By Tyler Reese in Politics & Society · June 28, 2026
New $2,850 per-acre compliance fee hits Napa vineyards January 2024: Small operations cry consolidation as Constellation and Gallo quietly expand

California's new Sustainable Groundwater Management Act fee hits Napa Valley vineyards at $2,850 per acre starting January 2024, with smaller operations under 50 acres facing the same per-acre cost as major players. For a 15-acre family vineyard, that's a $42,750 annual hit on top of existing drought restrictions and labor costs that have already squeezed margins by 30% since 2020.

Here's what makes this worth examining: while 47 small Napa vineyards have listed for sale since the fee announcement in August, Constellation Brands just acquired three Napa properties totaling 230 acres in October, and E&J Gallo expanded their Napa footprint by 180 acres in September. Treasury Wine Estates added another 95 acres in early November. The pattern shows major consolidation happening in real time.

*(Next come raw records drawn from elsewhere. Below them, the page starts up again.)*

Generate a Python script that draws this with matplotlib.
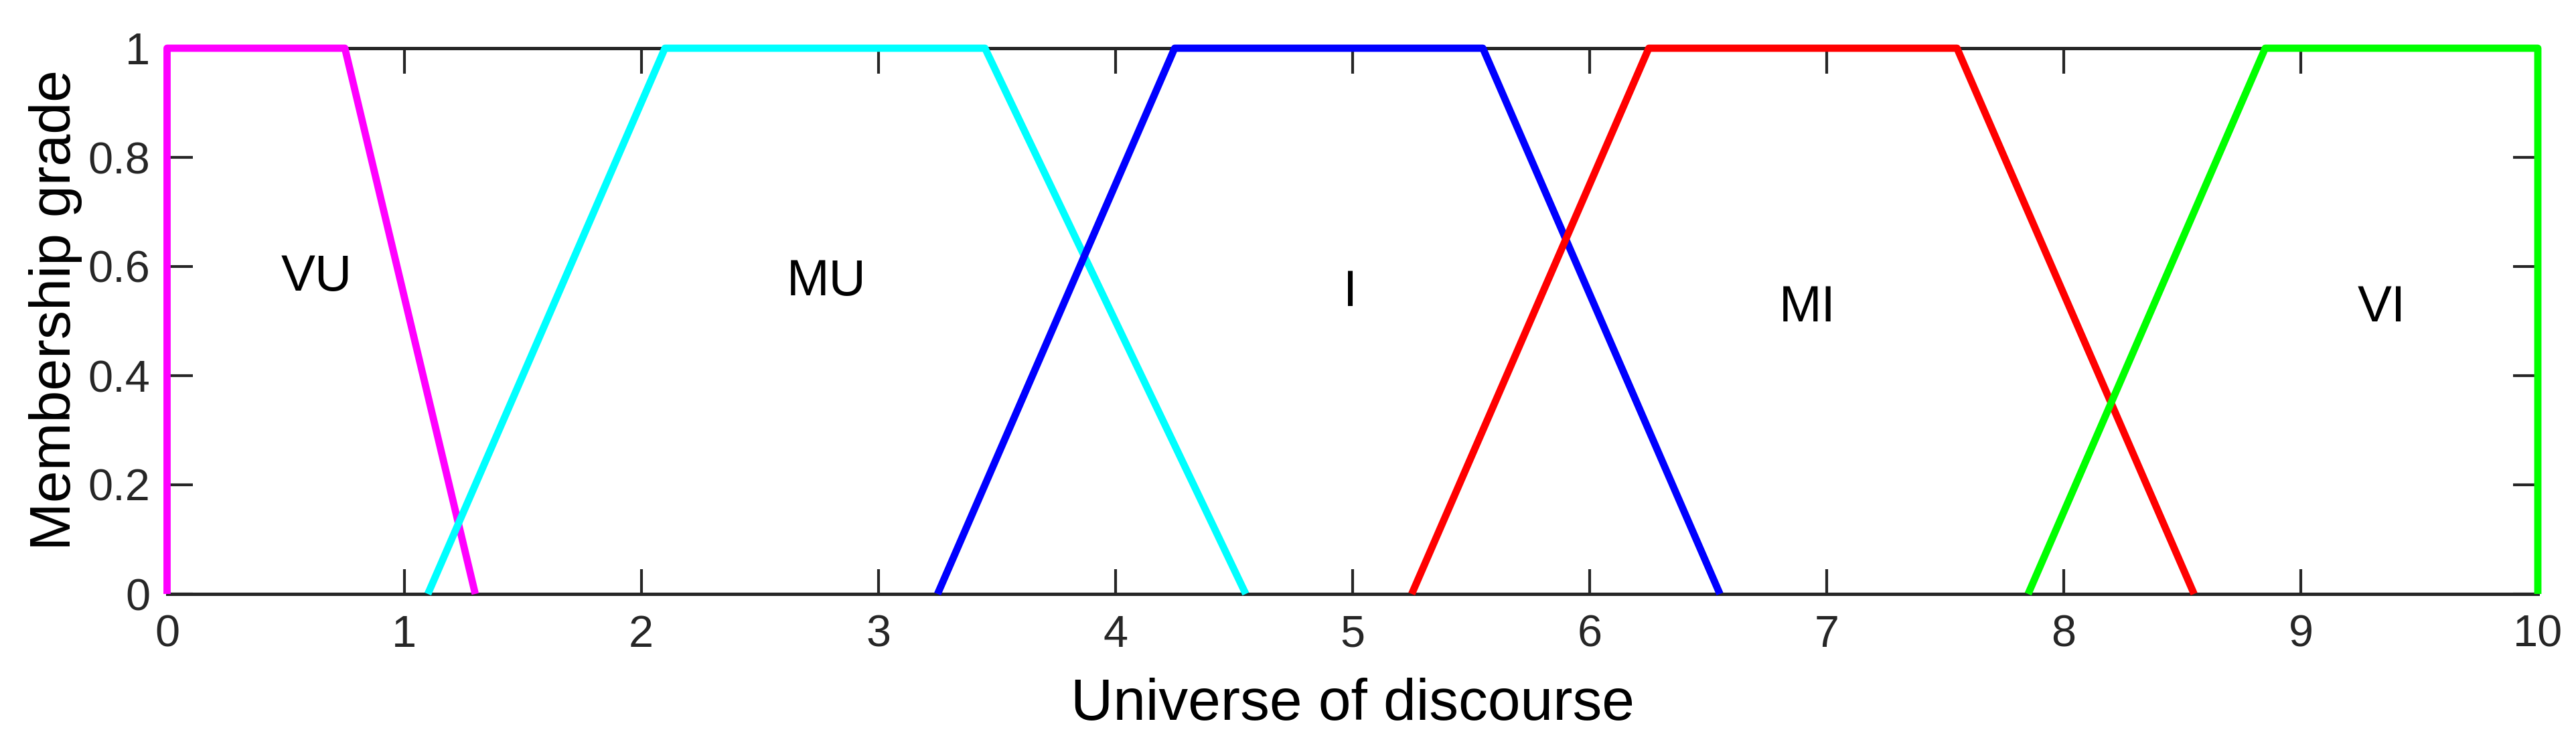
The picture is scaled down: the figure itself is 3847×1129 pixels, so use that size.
import matplotlib
matplotlib.use("Agg")
import matplotlib.pyplot as plt

# Data: trapezoidal membership functions (a, b, c, d)
names = ["VU", "MU", "I", "MI", "VI"]
vu = [0.0, 0.0, 0.75, 1.30]
mu = [1.10, 2.10, 3.45, 4.55]
im = [3.25, 4.25, 5.55, 6.55]
mi = [5.25, 6.25, 7.55, 8.55]
vi = [7.85, 8.85, 10.0, 10.0]
params = [vu, mu, im, mi, vi]
colors = ["#ff00ff", "#00ffff", "#0000ff", "#ff0000", "#00ff00"]
label_x = [0.63, 2.78, 4.99, 6.92, 9.34]
label_y = [0.58, 0.571, 0.552, 0.523, 0.523]
grade = [0, 1, 1, 0]

xticks = list(range(0, 11))
yticks = [0, 0.2, 0.4, 0.6, 0.8, 1]
yticklabels = ["0", "0.2", "0.4", "0.6", "0.8", "1"]

plt.rcParams["font.family"] = ["Liberation Sans", "DejaVu Sans"]

W, H = 3847, 1129
fig = plt.figure(figsize=(W / 100, H / 100), dpi=100)
ax = fig.add_axes([249.5 / W, (H - 887) / H, (3790 - 249.5) / W, (887 - 72) / H])

for p, c in zip(params, colors):
    ax.plot(p, grade, color=c, linewidth=7.8, clip_on=False, zorder=3,
            solid_joinstyle="round", solid_capstyle="butt")

for n, x, y in zip(names, label_x, label_y):
    ax.text(x, y, n, fontsize=55, ha="center", va="center", color="black")

ax.set_xlim(0, 10)
ax.set_ylim(0, 1)
ax.set_xticks(xticks)
ax.set_yticks(yticks)
ax.set_yticklabels(yticklabels)

tc = (0.15, 0.15, 0.15)
for s in ax.spines.values():
    s.set_linewidth(3.6)
    s.set_color(tc)
ax.tick_params(axis="both", which="both", direction="in", length=27, width=3,
               color=tc, labelcolor=tc, labelsize=48, top=True, right=True)
ax.tick_params(axis="x", pad=22)
ax.tick_params(axis="y", pad=18)

ax.set_xlabel("Universe of discourse", fontsize=63, color="black")
ax.set_ylabel("Membership grade", fontsize=62, color="black")
ax.xaxis.set_label_coords(0.5, -0.153)
ax.yaxis.set_label_coords(-0.0356, 0.52)

fig.savefig("out.png", dpi=100, facecolor="white")
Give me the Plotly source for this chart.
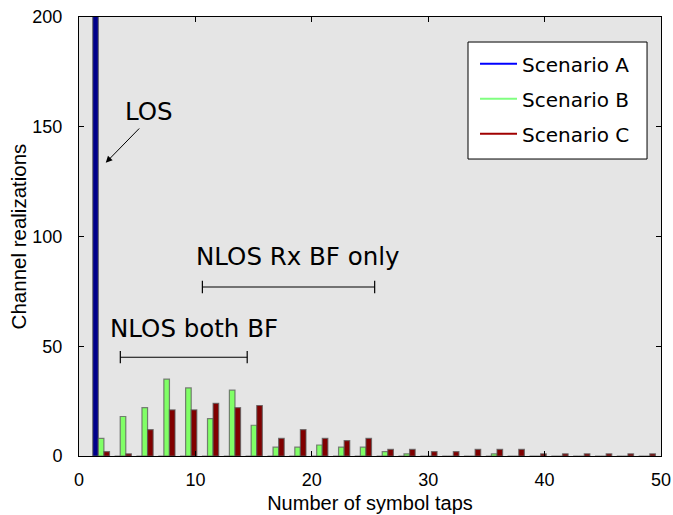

The stated purpose is groundwater sustainability and environmental monitoring. Fair enough on the surface. But the fee structure doesn't scale. A 300-acre corporate vineyard pays the same per-acre rate as a 10-acre family operation, yet the corporation has exponentially more resources to absorb the cost. The Napa Valley Vintners association sent a letter to the California Department of Water Resources in September pointing out that this flat-rate approach functionally advantages large operators.

Six family vineyards interviewed by Wine Business Monthly in October said they're actively considering selling rather than paying fees that represent 8-12% of their total revenue. Meanwhile, the three largest wine corporations operating in Napa have posted a combined $847 million in acquisition budgets for California properties over the next 18 months.

Is this fee structure genuinely designed for environmental protection, or does it inadvertently create a clearance sale for corporate consolidation? What happens to wine quality and regional character when 200 family operations become 12 corporate brands?